* _Records supplied_

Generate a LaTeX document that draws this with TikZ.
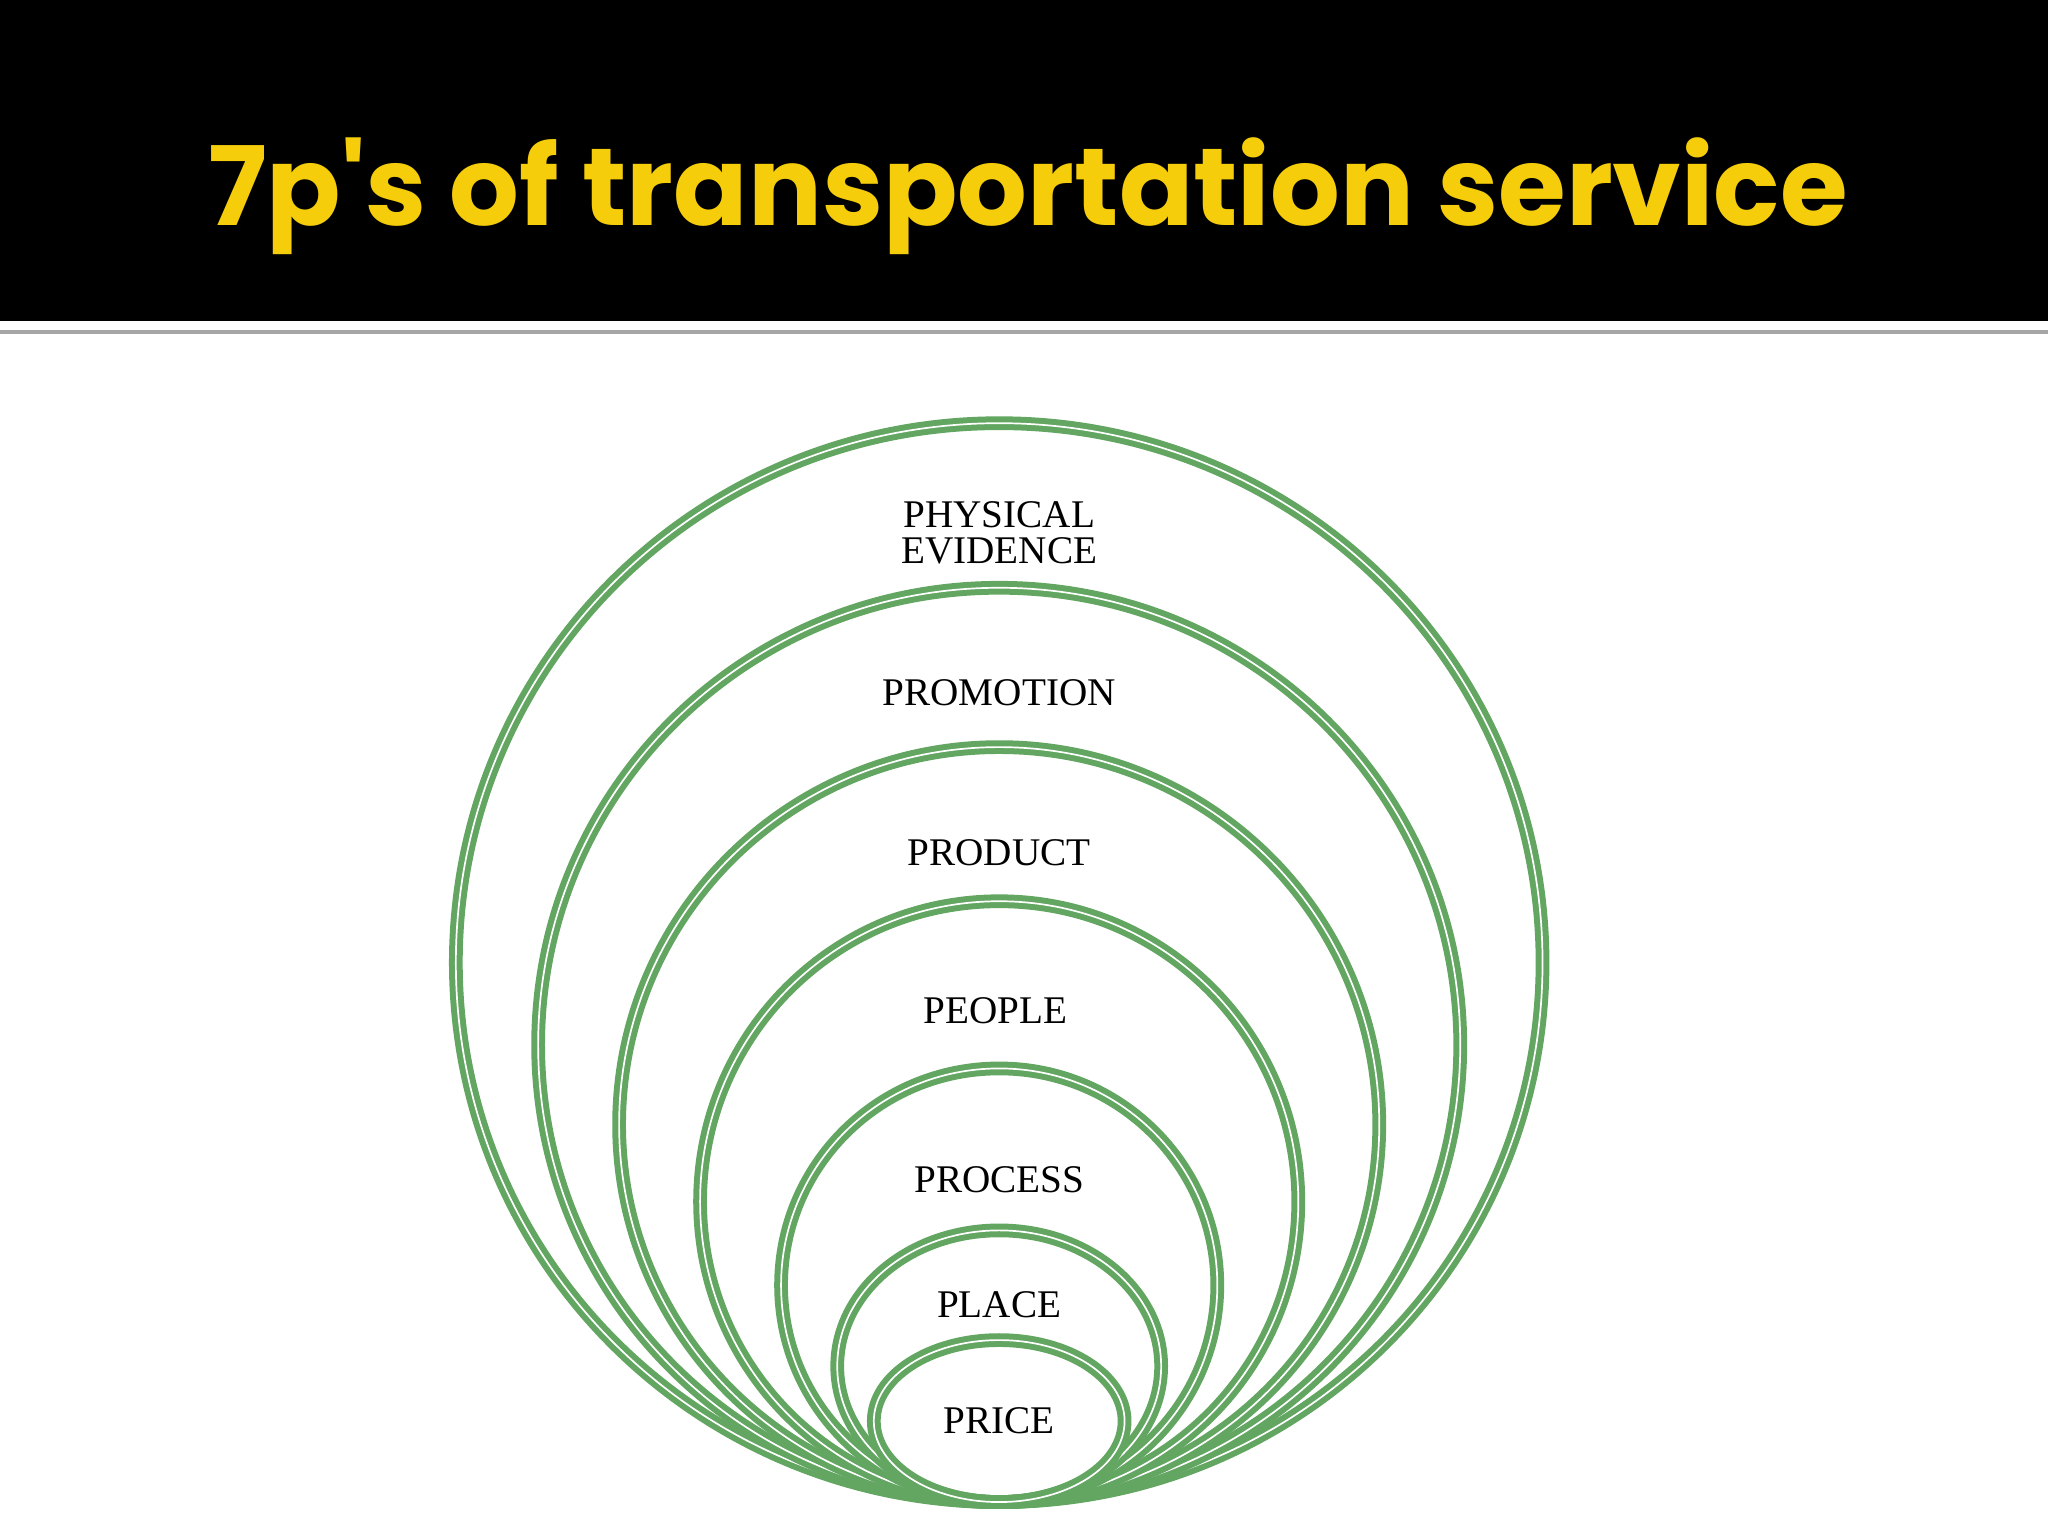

---

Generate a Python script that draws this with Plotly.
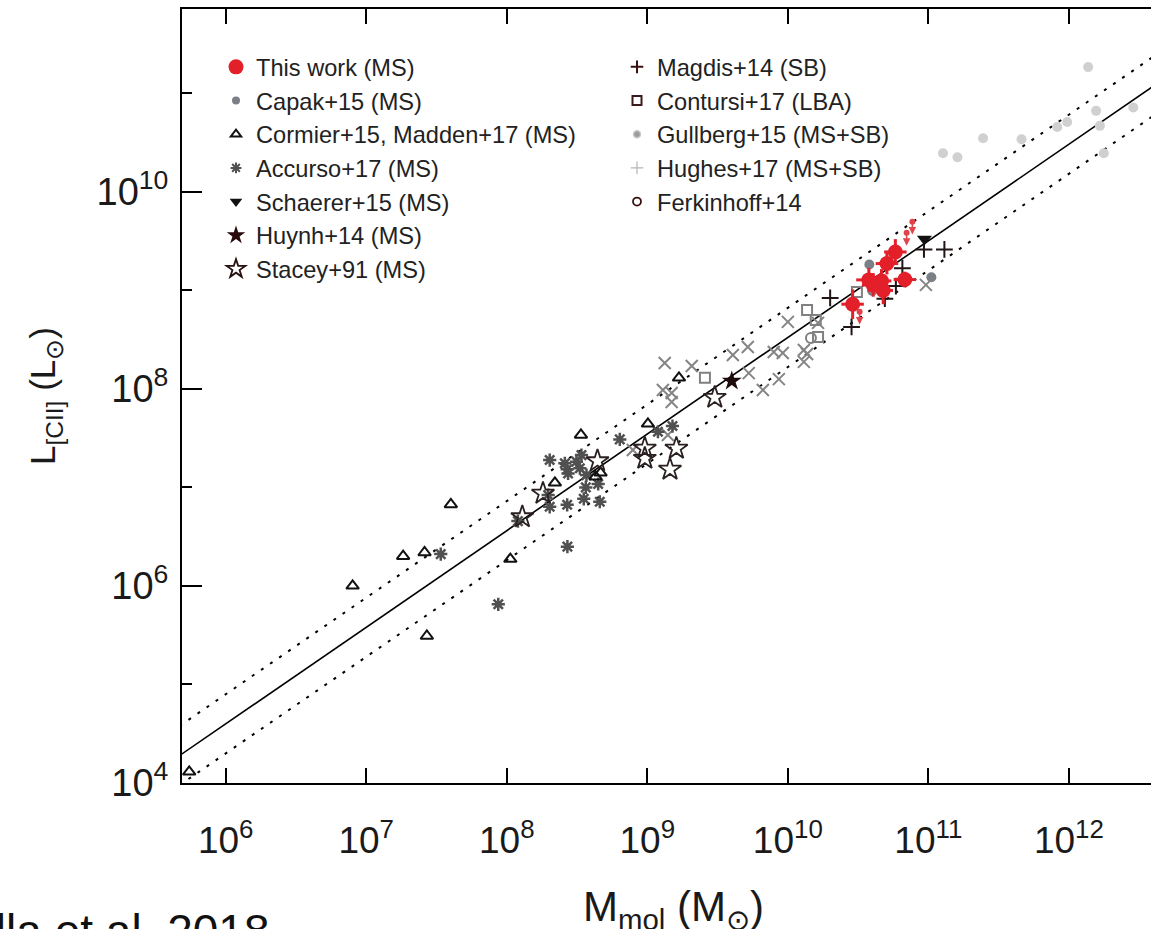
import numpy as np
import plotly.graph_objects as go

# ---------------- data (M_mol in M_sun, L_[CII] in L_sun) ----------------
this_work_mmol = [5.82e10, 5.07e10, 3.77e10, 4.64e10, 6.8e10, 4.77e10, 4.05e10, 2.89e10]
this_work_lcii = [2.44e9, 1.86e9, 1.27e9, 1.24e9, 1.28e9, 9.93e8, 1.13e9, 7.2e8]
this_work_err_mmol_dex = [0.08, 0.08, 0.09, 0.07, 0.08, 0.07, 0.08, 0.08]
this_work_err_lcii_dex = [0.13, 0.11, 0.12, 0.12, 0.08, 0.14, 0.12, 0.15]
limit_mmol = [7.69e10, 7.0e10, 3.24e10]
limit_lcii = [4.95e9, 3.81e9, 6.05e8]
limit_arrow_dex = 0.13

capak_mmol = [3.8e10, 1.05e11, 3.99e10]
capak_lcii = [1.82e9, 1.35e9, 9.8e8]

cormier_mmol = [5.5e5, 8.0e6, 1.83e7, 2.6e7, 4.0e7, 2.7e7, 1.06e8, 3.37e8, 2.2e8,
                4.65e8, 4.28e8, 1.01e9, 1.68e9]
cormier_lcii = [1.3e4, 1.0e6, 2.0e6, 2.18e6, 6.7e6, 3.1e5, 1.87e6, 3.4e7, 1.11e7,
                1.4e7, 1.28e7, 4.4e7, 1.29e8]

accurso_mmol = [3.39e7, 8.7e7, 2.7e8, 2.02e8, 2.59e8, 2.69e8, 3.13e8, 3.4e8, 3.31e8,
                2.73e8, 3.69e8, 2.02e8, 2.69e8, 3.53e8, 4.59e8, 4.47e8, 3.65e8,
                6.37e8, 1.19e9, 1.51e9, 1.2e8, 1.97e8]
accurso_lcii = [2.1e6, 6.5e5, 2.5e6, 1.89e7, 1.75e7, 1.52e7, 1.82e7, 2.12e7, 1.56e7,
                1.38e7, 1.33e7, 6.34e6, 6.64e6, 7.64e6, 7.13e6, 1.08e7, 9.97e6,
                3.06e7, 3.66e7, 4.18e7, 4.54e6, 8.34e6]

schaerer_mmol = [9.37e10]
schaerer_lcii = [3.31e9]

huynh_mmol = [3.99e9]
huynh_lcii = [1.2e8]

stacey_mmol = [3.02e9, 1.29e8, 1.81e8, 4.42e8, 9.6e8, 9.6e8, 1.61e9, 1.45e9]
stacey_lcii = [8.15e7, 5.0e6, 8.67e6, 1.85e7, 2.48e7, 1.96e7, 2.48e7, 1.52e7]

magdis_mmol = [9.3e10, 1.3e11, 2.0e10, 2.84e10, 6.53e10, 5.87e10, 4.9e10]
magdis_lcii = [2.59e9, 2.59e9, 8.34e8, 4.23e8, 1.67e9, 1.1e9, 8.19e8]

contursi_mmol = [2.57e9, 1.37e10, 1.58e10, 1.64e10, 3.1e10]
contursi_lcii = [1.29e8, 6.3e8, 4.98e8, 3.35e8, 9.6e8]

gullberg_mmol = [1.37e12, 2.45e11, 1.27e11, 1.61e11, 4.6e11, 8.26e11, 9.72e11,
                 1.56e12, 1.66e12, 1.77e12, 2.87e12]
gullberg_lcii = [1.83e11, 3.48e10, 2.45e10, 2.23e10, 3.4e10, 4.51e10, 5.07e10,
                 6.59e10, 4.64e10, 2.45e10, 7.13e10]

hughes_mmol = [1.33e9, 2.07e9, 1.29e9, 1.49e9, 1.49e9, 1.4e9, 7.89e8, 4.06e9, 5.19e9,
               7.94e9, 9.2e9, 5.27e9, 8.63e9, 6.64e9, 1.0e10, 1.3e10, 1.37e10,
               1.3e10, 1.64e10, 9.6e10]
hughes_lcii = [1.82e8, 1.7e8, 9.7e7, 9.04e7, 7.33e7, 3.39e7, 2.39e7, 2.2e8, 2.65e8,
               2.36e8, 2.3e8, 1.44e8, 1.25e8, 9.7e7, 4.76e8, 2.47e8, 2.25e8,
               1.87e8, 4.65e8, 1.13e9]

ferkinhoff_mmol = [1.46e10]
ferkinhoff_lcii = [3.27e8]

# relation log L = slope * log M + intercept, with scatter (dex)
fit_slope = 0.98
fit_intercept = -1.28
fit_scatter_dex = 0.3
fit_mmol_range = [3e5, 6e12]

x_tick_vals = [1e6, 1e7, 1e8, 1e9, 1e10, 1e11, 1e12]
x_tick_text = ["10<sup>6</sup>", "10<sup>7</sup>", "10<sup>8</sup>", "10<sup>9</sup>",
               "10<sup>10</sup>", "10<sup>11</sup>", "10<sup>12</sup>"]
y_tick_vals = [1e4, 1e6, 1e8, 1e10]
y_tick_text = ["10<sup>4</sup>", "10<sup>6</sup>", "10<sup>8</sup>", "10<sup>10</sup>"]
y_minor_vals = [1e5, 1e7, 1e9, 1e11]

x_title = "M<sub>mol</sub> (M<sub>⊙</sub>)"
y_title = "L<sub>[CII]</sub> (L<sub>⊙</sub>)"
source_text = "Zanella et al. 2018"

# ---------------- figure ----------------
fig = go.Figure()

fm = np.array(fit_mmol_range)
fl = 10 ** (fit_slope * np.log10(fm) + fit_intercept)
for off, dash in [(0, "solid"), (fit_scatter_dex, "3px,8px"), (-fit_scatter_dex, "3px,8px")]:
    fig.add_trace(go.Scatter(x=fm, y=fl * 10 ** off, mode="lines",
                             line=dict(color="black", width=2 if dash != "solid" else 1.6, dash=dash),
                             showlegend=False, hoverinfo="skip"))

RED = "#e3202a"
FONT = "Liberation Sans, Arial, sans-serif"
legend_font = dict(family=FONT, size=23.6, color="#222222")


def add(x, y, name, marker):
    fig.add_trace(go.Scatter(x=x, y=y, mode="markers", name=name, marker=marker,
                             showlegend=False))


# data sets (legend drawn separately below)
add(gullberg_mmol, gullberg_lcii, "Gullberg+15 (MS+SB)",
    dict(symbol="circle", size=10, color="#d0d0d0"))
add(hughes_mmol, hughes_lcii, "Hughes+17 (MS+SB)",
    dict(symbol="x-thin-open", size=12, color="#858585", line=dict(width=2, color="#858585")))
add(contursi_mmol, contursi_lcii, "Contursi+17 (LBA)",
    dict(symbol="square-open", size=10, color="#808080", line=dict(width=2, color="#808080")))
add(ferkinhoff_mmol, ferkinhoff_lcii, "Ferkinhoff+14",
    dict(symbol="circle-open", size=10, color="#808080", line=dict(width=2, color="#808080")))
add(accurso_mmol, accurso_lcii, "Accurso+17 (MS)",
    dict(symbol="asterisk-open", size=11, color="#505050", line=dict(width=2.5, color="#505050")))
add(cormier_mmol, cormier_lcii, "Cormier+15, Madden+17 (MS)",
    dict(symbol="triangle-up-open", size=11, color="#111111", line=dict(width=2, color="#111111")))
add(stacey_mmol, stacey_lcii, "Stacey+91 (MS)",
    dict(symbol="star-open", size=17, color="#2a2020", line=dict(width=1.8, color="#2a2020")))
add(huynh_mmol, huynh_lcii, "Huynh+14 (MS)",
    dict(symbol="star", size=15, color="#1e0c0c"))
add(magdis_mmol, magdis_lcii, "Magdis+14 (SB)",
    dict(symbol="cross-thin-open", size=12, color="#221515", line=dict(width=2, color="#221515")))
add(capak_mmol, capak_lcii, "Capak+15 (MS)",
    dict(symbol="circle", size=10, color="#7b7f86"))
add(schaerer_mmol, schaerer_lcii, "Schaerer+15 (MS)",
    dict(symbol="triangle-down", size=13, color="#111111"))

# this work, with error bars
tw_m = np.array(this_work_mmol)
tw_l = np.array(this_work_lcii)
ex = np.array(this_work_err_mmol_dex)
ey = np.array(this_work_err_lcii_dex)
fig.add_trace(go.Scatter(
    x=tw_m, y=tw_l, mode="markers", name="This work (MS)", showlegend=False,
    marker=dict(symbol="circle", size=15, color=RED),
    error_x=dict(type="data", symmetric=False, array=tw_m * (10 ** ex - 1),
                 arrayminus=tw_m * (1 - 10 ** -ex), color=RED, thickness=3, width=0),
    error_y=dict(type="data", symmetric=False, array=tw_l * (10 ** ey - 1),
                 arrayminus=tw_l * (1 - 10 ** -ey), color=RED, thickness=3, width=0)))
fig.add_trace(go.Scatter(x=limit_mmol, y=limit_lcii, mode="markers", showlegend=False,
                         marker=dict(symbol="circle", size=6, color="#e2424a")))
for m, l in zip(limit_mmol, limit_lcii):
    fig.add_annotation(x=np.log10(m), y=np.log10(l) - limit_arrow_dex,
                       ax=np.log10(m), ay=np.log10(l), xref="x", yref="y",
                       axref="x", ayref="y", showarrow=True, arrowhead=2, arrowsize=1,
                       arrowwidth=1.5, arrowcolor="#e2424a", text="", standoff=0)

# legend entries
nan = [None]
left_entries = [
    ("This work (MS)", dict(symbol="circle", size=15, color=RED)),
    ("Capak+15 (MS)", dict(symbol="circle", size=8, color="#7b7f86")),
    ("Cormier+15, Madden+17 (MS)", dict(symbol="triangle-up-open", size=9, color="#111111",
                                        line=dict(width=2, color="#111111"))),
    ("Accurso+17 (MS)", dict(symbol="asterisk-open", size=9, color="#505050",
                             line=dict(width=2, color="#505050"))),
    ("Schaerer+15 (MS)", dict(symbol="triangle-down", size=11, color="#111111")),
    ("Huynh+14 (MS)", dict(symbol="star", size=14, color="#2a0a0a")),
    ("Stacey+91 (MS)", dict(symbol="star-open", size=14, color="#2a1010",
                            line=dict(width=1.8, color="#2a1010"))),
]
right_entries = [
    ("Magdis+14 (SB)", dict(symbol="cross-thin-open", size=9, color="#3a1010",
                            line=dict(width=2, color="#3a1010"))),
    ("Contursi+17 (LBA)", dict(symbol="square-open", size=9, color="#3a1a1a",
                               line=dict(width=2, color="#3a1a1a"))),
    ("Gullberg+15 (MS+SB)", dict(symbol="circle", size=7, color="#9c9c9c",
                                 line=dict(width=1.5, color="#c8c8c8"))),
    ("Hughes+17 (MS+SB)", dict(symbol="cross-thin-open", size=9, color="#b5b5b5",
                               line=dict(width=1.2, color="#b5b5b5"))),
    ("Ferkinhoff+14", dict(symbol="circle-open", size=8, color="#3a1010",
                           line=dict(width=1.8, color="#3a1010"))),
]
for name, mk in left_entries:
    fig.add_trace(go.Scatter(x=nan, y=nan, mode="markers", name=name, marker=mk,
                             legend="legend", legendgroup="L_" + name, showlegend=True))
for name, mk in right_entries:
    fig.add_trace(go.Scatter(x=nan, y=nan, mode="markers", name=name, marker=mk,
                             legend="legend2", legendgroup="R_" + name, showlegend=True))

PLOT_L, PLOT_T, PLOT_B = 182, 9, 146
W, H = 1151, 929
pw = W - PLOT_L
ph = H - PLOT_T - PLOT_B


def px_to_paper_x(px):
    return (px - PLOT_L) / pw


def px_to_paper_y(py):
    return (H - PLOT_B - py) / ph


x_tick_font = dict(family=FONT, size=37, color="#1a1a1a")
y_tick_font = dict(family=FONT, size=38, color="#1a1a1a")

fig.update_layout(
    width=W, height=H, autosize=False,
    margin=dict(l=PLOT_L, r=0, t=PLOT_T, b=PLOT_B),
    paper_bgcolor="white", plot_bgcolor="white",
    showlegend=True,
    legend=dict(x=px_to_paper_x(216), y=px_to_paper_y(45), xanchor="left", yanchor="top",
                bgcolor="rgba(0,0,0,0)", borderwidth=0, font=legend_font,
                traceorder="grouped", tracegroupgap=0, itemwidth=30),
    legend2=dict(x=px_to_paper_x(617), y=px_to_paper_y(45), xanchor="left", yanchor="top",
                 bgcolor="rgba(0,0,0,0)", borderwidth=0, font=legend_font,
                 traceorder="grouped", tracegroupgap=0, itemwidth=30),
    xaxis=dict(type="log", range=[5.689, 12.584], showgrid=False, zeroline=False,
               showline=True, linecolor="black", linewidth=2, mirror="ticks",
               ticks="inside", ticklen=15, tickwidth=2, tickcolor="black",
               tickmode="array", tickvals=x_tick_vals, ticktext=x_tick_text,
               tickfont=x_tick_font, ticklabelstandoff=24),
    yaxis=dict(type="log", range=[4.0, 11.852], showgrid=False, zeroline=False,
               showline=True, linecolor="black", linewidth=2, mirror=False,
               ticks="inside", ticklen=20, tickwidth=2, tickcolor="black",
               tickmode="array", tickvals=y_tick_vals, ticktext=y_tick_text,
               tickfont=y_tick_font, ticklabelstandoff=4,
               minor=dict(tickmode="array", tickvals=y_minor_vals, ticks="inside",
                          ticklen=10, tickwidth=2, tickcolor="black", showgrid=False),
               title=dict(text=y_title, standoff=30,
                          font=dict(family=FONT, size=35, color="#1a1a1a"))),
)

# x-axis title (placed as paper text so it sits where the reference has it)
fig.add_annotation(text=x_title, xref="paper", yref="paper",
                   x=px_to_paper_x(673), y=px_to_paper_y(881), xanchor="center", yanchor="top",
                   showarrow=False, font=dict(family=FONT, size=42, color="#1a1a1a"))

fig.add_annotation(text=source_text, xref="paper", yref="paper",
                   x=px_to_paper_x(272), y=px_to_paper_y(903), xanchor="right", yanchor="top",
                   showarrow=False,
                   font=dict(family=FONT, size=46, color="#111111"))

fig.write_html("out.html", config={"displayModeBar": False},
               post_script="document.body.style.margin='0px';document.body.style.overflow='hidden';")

* _Job_
Exactly the lines from the one with "Generate a Python" through the one with "6.59e10, 4.64e10, 2.45e10, 7.13e10]" are to be reproduced, and no pictures with them.

* _Written answer_
Generate a Python script that draws this with Plotly.
import numpy as np
import plotly.graph_objects as go

# ---------------- data (M_mol in M_sun, L_[CII] in L_sun) ----------------
this_work_mmol = [5.82e10, 5.07e10, 3.77e10, 4.64e10, 6.8e10, 4.77e10, 4.05e10, 2.89e10]
this_work_lcii = [2.44e9, 1.86e9, 1.27e9, 1.24e9, 1.28e9, 9.93e8, 1.13e9, 7.2e8]
this_work_err_mmol_dex = [0.08, 0.08, 0.09, 0.07, 0.08, 0.07, 0.08, 0.08]
this_work_err_lcii_dex = [0.13, 0.11, 0.12, 0.12, 0.08, 0.14, 0.12, 0.15]
limit_mmol = [7.69e10, 7.0e10, 3.24e10]
limit_lcii = [4.95e9, 3.81e9, 6.05e8]
limit_arrow_dex = 0.13

capak_mmol = [3.8e10, 1.05e11, 3.99e10]
capak_lcii = [1.82e9, 1.35e9, 9.8e8]

cormier_mmol = [5.5e5, 8.0e6, 1.83e7, 2.6e7, 4.0e7, 2.7e7, 1.06e8, 3.37e8, 2.2e8,
                4.65e8, 4.28e8, 1.01e9, 1.68e9]
cormier_lcii = [1.3e4, 1.0e6, 2.0e6, 2.18e6, 6.7e6, 3.1e5, 1.87e6, 3.4e7, 1.11e7,
                1.4e7, 1.28e7, 4.4e7, 1.29e8]

accurso_mmol = [3.39e7, 8.7e7, 2.7e8, 2.02e8, 2.59e8, 2.69e8, 3.13e8, 3.4e8, 3.31e8,
                2.73e8, 3.69e8, 2.02e8, 2.69e8, 3.53e8, 4.59e8, 4.47e8, 3.65e8,
                6.37e8, 1.19e9, 1.51e9, 1.2e8, 1.97e8]
accurso_lcii = [2.1e6, 6.5e5, 2.5e6, 1.89e7, 1.75e7, 1.52e7, 1.82e7, 2.12e7, 1.56e7,
                1.38e7, 1.33e7, 6.34e6, 6.64e6, 7.64e6, 7.13e6, 1.08e7, 9.97e6,
                3.06e7, 3.66e7, 4.18e7, 4.54e6, 8.34e6]

schaerer_mmol = [9.37e10]
schaerer_lcii = [3.31e9]

huynh_mmol = [3.99e9]
huynh_lcii = [1.2e8]

stacey_mmol = [3.02e9, 1.29e8, 1.81e8, 4.42e8, 9.6e8, 9.6e8, 1.61e9, 1.45e9]
stacey_lcii = [8.15e7, 5.0e6, 8.67e6, 1.85e7, 2.48e7, 1.96e7, 2.48e7, 1.52e7]

magdis_mmol = [9.3e10, 1.3e11, 2.0e10, 2.84e10, 6.53e10, 5.87e10, 4.9e10]
magdis_lcii = [2.59e9, 2.59e9, 8.34e8, 4.23e8, 1.67e9, 1.1e9, 8.19e8]

contursi_mmol = [2.57e9, 1.37e10, 1.58e10, 1.64e10, 3.1e10]
contursi_lcii = [1.29e8, 6.3e8, 4.98e8, 3.35e8, 9.6e8]

gullberg_mmol = [1.37e12, 2.45e11, 1.27e11, 1.61e11, 4.6e11, 8.26e11, 9.72e11,
                 1.56e12, 1.66e12, 1.77e12, 2.87e12]
gullberg_lcii = [1.83e11, 3.48e10, 2.45e10, 2.23e10, 3.4e10, 4.51e10, 5.07e10,
                 6.59e10, 4.64e10, 2.45e10, 7.13e10]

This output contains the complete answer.